Another cornerstone of our emerging strategy was multi-colo. The goal was to improve member experience and reliability by being able to serve our applications from multiple data center sites. This, in turn, would allow us to sustain multiple types of system failure without the site going down for our members. The combination of building our own data centers and architecting our application to serve traffic actively from disparate geographic locations gave us a solid foundation on which to build for the next stage of our growth.

Innovate for hyperscale

As we executed on our data center strategy of increasing reliability and improving the member experience, we continued to experience massive growth. We opened a new data center every year from 2013 to 2015, planning a new data center build even as the latest one was just coming online.

However, now that we had a stable foundation with our multi-colo approach, we realized that there might be other ways to keep up with our “hockey stick” growth in both members and traffic. Since our site was more reliable, we were finally able to switch from a culture of “site-up” to one of “taking intelligent risks” and exploring other ways to meet the needs of our scale. To this end, we decided to build our next data center for hyperscale—one that could scale 10x what our existing facilities delivered.
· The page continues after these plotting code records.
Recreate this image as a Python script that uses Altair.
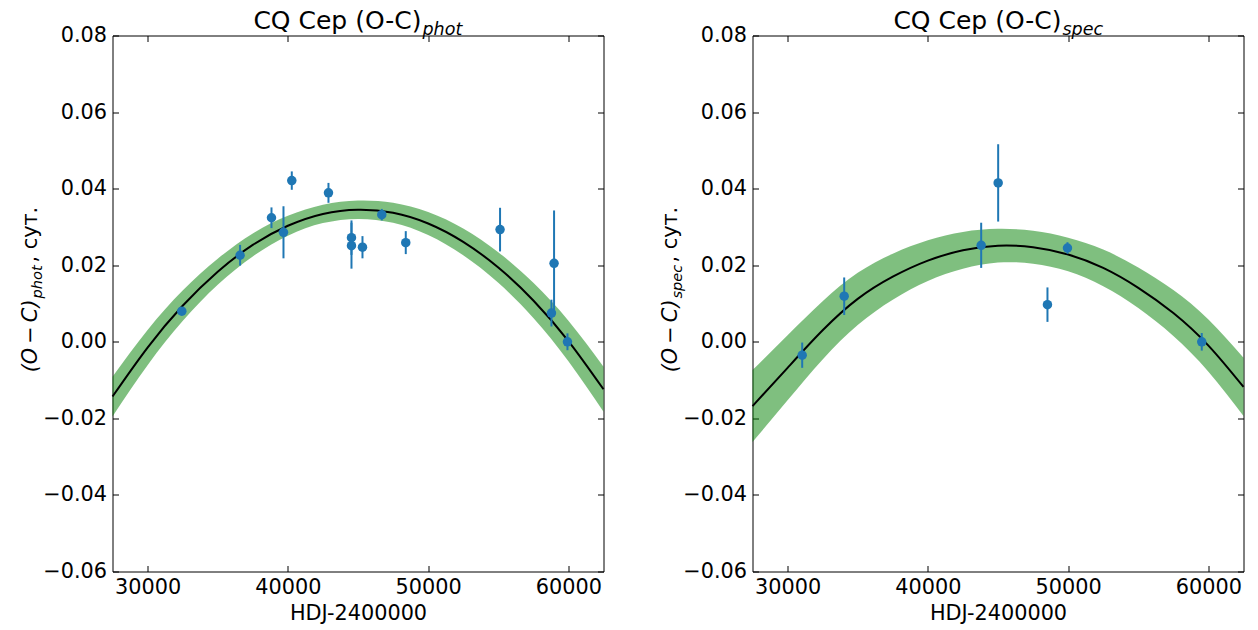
import altair as alt
import pandas as pd

# ---- data ----
x_grid = [27500, 30000, 32500, 35000, 37500, 40000, 42500, 45000,
          47500, 50000, 52500, 55000, 57500, 60000, 62500]

phot_fit = [-0.0143, -0.0015, 0.0094, 0.0183, 0.0253, 0.0303, 0.0334, 0.0345,
            0.0337, 0.0309, 0.0261, 0.0194, 0.0108, 0.0002, -0.0124]
phot_band = [0.0052, 0.0046, 0.0040, 0.0034, 0.0030, 0.0026, 0.0024, 0.0024,
             0.0026, 0.0030, 0.0035, 0.0040, 0.0046, 0.0053, 0.0059]

spec_fit = [-0.0168, -0.0068, 0.0030, 0.0112, 0.0170, 0.0212, 0.0239, 0.0251,
            0.0247, 0.0228, 0.0193, 0.0141, 0.0075, -0.0010, -0.0118]
spec_band = [0.0094, 0.0085, 0.0076, 0.0068, 0.0060, 0.0053, 0.0048, 0.0044,
             0.0043, 0.0044, 0.0048, 0.0053, 0.0060, 0.0068, 0.0076]

phot_hjd = [32440, 36595, 38833, 39688, 40280, 42895, 44535, 44535,
            45319, 46695, 48405, 55126, 58790, 58976, 59930]
phot_oc = [0.0080, 0.0226, 0.0324, 0.0286, 0.0421, 0.0389, 0.0272, 0.0251,
           0.0247, 0.0332, 0.0259, 0.0293, 0.0075, 0.0205, 0.0000]
phot_err = [0.0010, 0.0027, 0.0027, 0.0068, 0.0024, 0.0026, 0.0045, 0.0060,
            0.0029, 0.0015, 0.0030, 0.0057, 0.0035, 0.0138, 0.0022]

spec_hjd = [31042, 34036, 43801, 45012, 48526, 49952, 59524]
spec_oc = [-0.0035, 0.0119, 0.0252, 0.0415, 0.0097, 0.0245, 0.0000]
spec_err = [0.0033, 0.0049, 0.0059, 0.0101, 0.0045, 0.0015, 0.0023]

x_ticks = [30000, 40000, 50000, 60000]
y_ticks = [-0.06, -0.04, -0.02, 0.0, 0.02, 0.04, 0.06, 0.08]

XDOM = [27500, 62500]
YDOM = [-0.06, 0.08]
W, H = 491, 536
FS = 20.8      # tick labels and axis titles
TFS = 25       # panel titles
SFS = 17.5     # title subscript
YSFS = 14.6    # y-title subscript
FONT = "DejaVu Sans"


def txt(text, x, y, size, style="normal", align="left", angle=0):
    return alt.Chart(pd.DataFrame({"t": [text]})).mark_text(
        align=align, baseline="alphabetic", fontSize=size, fontStyle=style,
        angle=angle, color="black", font=FONT
    ).encode(x=alt.value(x), y=alt.value(y), text="t:N")


def panel(fit, band, hjd, oc, err, sub):
    curve = pd.DataFrame({
        "x": x_grid, "y": fit,
        "lo": [f - b for f, b in zip(fit, band)],
        "hi": [f + b for f, b in zip(fit, band)],
    })
    pts = pd.DataFrame({
        "x": hjd, "y": oc,
        "lo": [v - e for v, e in zip(oc, err)],
        "hi": [v + e for v, e in zip(oc, err)],
    })
    xs = alt.Scale(domain=XDOM, nice=False, zero=False)
    ys = alt.Scale(domain=YDOM, nice=False, zero=False)
    common = dict(offset=-6, tickSize=6, tickWidth=1, tickColor="black",
                  domain=False, grid=False,
                  labelFont=FONT, labelFontSize=FS, labelColor="black",
                  titleFont=FONT, titleFontSize=FS, titleColor="black",
                  titleFontWeight="normal")
    ax_bottom = alt.Axis(orient="bottom", values=x_ticks, format="d",
                         title="HDJ-2400000", labelPadding=6, titlePadding=6,
                         **common)
    ax_left = alt.Axis(orient="left", values=y_ticks, format=".2f",
                       title=None, labelPadding=6, **common)
    ax_top = alt.Axis(orient="top", values=x_ticks, labels=False,
                      title=None, **common)
    ax_right = alt.Axis(orient="right", values=y_ticks, labels=False,
                        title=None, **common)

    band_l = alt.Chart(curve).mark_area(
        color="green", opacity=0.5, interpolate="natural"
    ).encode(
        x=alt.X("x:Q", scale=xs, axis=ax_bottom),
        y=alt.Y("lo:Q", scale=ys, axis=ax_left),
        y2="hi:Q",
    )
    line_l = alt.Chart(curve).mark_line(
        color="black", strokeWidth=2, interpolate="natural"
    ).encode(
        x=alt.X("x:Q", scale=xs, axis=ax_top),
        y=alt.Y("y:Q", scale=ys, axis=ax_right),
    )
    bars = alt.Chart(pts).mark_rule(color="#1f77b4", strokeWidth=2).encode(
        x=alt.X("x:Q", scale=xs, axis=None),
        y=alt.Y("lo:Q", scale=ys, axis=None),
        y2="hi:Q",
    )
    dots = alt.Chart(pts).mark_circle(color="#1f77b4", opacity=1, size=90).encode(
        x=alt.X("x:Q", scale=xs, axis=None),
        y=alt.Y("y:Q", scale=ys, axis=None),
    )
    jx = W / 2 + 63.5
    t1 = txt("CQ Cep (O-C)", jx, -7, TFS, align="right")
    t2 = txt(sub, jx + 1, -1, SFS, style="italic", align="left")
    # rotated y title
    bx = -75.7
    p1 = 264
    p2 = 227
    y1 = txt("(O\u2009\u2212\u2009C)", bx, p1, FS, style="italic", align="right", angle=270)
    y2 = txt(sub, bx + 5, p1 - 1, YSFS, style="italic", align="left", angle=270)
    y3 = txt(", сут.", bx, p2, FS, align="left", angle=270)
    return alt.layer(band_l, line_l, bars, dots, t1, t2, y1, y2, y3).resolve_axis(
        x="independent", y="independent"
    ).properties(width=W, height=H)


left = panel(phot_fit, phot_band, phot_hjd, phot_oc, phot_err, "phot")
right = panel(spec_fit, spec_band, spec_hjd, spec_oc, spec_err, "spec")

chart = alt.hconcat(left, right, spacing=50).properties(
    padding={"left": 18.5, "top": 7.5, "right": 5, "bottom": 5},
    background="white",
).configure_view(
    stroke="black", strokeWidth=1
)

chart.save("out.html", embed_options={"renderer": "svg", "actions": False})
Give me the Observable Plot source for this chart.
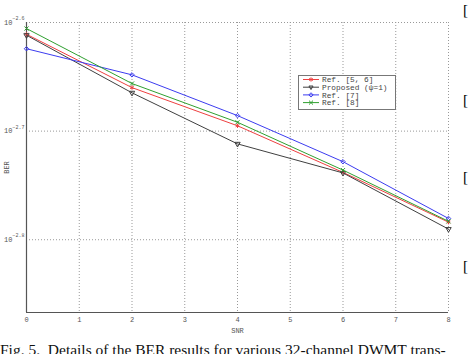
<!DOCTYPE html>
<html>
<head>
<meta charset="utf-8">
<script src="https://cdn.jsdelivr.net/npm/d3@7"></script>
<script src="https://cdn.jsdelivr.net/npm/@observablehq/plot@0.6"></script>
<style>
  html, body { margin: 0; padding: 0; background: #fff; }
  #wrap { position: relative; width: 474px; height: 354px; overflow: hidden; background: #fff; }
  #caption { position: absolute; left: 0; top: 341px; font-family: "Liberation Serif", serif; font-size: 15.5px; color: #111; white-space: nowrap; }
  .brk { position: absolute; left: 463px; font-family: "Liberation Serif", serif; font-size: 15px; color: #000; }
  #legend { position: absolute; left: 298px; top: 75px; width: 96px; height: 33px; border: 1px solid #777; background: #fff; }
</style>
</head>
<body>
<div id="wrap">
  <div id="chart"></div>
  <div id="legend"></div>
  <div id="caption">Fig. 5.&nbsp; Details of the BER results for various 32-channel DWMT trans-</div>
  <div class="brk" style="top:2px">[</div>
  <div class="brk" style="top:92px">[</div>
  <div class="brk" style="top:169px">[</div>
  <div class="brk" style="top:258px">[</div>
</div>
<script>
// ---- data ----
const snr = [0, 2, 4, 6, 8];
const seriesNames = ["Ref. [5, 6]", "Proposed (\u03c8=1)", "Ref. [7]", "Ref. [8]"];
const ref56    = [0.002450, 0.002188, 0.002018, 0.001828, 0.001645];
const proposed = [0.002445, 0.002164, 0.001942, 0.001826, 0.001621];
const ref7     = [0.002376, 0.002248, 0.002062, 0.001870, 0.001658];
const ref8     = [0.002480, 0.002207, 0.002033, 0.001837, 0.001648];
const xTicks = [0, 1, 2, 3, 4, 5, 6, 7, 8];
const yTickExps = [-2.6, -2.7, -2.8];
const yDomainExps = [-2.867, -2.6];

const colors = ["#ee4040", "#404040", "#3c3cf0", "#30a030"];
const symbols = ["asterisk", "triangle", "diamond2", "times"];
const rotates = [0, 180, 0, 0];

const seriesValues = [ref56, proposed, ref7, ref8];
const data = [];
seriesNames.forEach((name, i) => {
  snr.forEach((x, j) => data.push({series: name, idx: i, snr: x, ber: seriesValues[i][j]}));
});

const yMin = 10 ** yDomainExps[0], yMax = 10 ** yDomainExps[1];
const tickVals = yTickExps.map(e => 10 ** e);

const marks = [
  Plot.gridX(xTicks, {stroke: "#999", strokeOpacity: 1, strokeDasharray: "1,2"}),
  Plot.gridY(tickVals, {stroke: "#999", strokeOpacity: 1, strokeDasharray: "1,2"}),
  Plot.ruleY([yMin], {stroke: "#555", strokeWidth: 1.2}),
  Plot.ruleX([0], {stroke: "#555", strokeWidth: 1.2}),
  Plot.axisX({ticks: xTicks, tickSize: 0, tickPadding: 5, tickFormat: d => String(d), fill: "#555", fontSize: 7,
              label: "SNR", labelAnchor: "center", labelArrow: "none", labelOffset: 20}),
  Plot.axisY({ticks: tickVals, tickSize: 0, tickPadding: 14, tickFormat: () => "10", fill: "#555", fontSize: 7,
              label: "BER", labelAnchor: "center", labelArrow: "none", labelOffset: 22}),
  Plot.text(yTickExps, {x: () => 0, y: e => 10 ** e, text: e => "\u2212" + Math.abs(e).toFixed(1),
              textAnchor: "start", dx: -14, dy: -4, fontSize: 5, fill: "#555"})
];
seriesNames.forEach((name, i) => {
  const d = data.filter(r => r.idx === i);
  marks.push(Plot.line(d, {x: "snr", y: "ber", stroke: colors[i], strokeWidth: 1}));
  marks.push(Plot.dot(d, {x: "snr", y: "ber", stroke: colors[i], symbol: () => symbols[i], r: 2,
                          rotate: rotates[i], fill: "none", strokeWidth: 1}));
});

const chart = Plot.plot({
  width: 474, height: 354,
  marginLeft: 26, marginRight: 26, marginTop: 22, marginBottom: 42,
  style: {fontFamily: "'Liberation Mono', monospace", fontSize: "7px", color: "#555", background: "transparent"},
  x: {domain: [0, 8]},
  y: {type: "log", domain: [yMin, yMax]},
  marks
});
document.getElementById("chart").appendChild(chart);

// ---- legend ----
const lg = d3.select("#legend").append("svg").attr("width", 96).attr("height", 33)
  .style("font-family", "'Liberation Mono', monospace").style("font-size", "7.8px");
const symMap = {asterisk: d3.symbolAsterisk, triangle: d3.symbolTriangle2, diamond2: d3.symbolDiamond2, times: d3.symbolTimes};
seriesNames.forEach((name, i) => {
  const y = 3.5 + i * 7.7;
  lg.append("line").attr("x1", 4).attr("x2", 20).attr("y1", y).attr("y2", y).attr("stroke", colors[i]).attr("stroke-width", 1);
  lg.append("path").attr("d", d3.symbol(symMap[symbols[i]], 12)())
    .attr("transform", `translate(12,${y}) rotate(${rotates[i]})`)
    .attr("fill", "none").attr("stroke", colors[i]).attr("stroke-width", 1);
  lg.append("text").attr("x", 23).attr("y", y).attr("dy", "0.35em").attr("fill", "#444").text(name);
});
</script>
</body>
</html>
Innovating for hyperscale was not just a technical change; we needed another cultural and organizational shift, too. This led to a different way of approaching our problems by focusing on end-to-end optimization rather than individual issues. We formed a cross-functional team to research and determine our next-generation design. This team was given four guiding principles: unlimited bandwidth, compute on demand, programmable data center, and scale cost-effectively.

The team had the autonomy to make decisions working along with the rest of the infrastructure teams. That research led to the design of Project Altair, a highly-responsive data center fabric that could be scaled horizontally without changing the fundamental architecture of the network, or interrupting its core during upgrades.

LinkedIn's Oregon Data Center

Another milestone in our innovation journey arrived in late 2016, when we opened our Oregon data center, implementing the innovative data center designs from Project Altair.

Finally, we were deploying the right infrastructure for our future needs—something completely different, more scalable, and responsive.

By learning from the challenges we had encountered, we came up with a model that we were proud to share with the industry. We’re now in the process of upgrading the rest of our data centers to the new standard set by the Oregon data center.

Looking ahead

As exciting and unimaginable as the last eight years have been, those of us in the data center strategy community have a strong hunch that the next eight years are going to be even more dramatic.

To meet the increasing demands of our site, we are continuing to build on our solid foundation and to incorporate forward-looking ideas and new innovations into our data centers. One of these is Open19, a new multi-company effort we recently launched to make data center hardware more interoperable and efficient. Other ideas we are exploring include OpenFabric, a better control plane for the data center fabric, and self-healing infrastructure. We are investing in software-driven infrastructure where we can leverage our vast telemetry and apply machine learning techniques to predict failures and auto-remediation. As always, we plan to share our experiences and projects with the larger community, with the hope that others can benefit from our lessons learned.

We look forward to working on behalf of our more than 530 million members worldwide to ensure that their needs are not only met, but also anticipated by our data center strategy. When we get it right, we help bring LinkedIn closer to our mission to connect the world’s talent to opportunity. We can't wait to see what's next!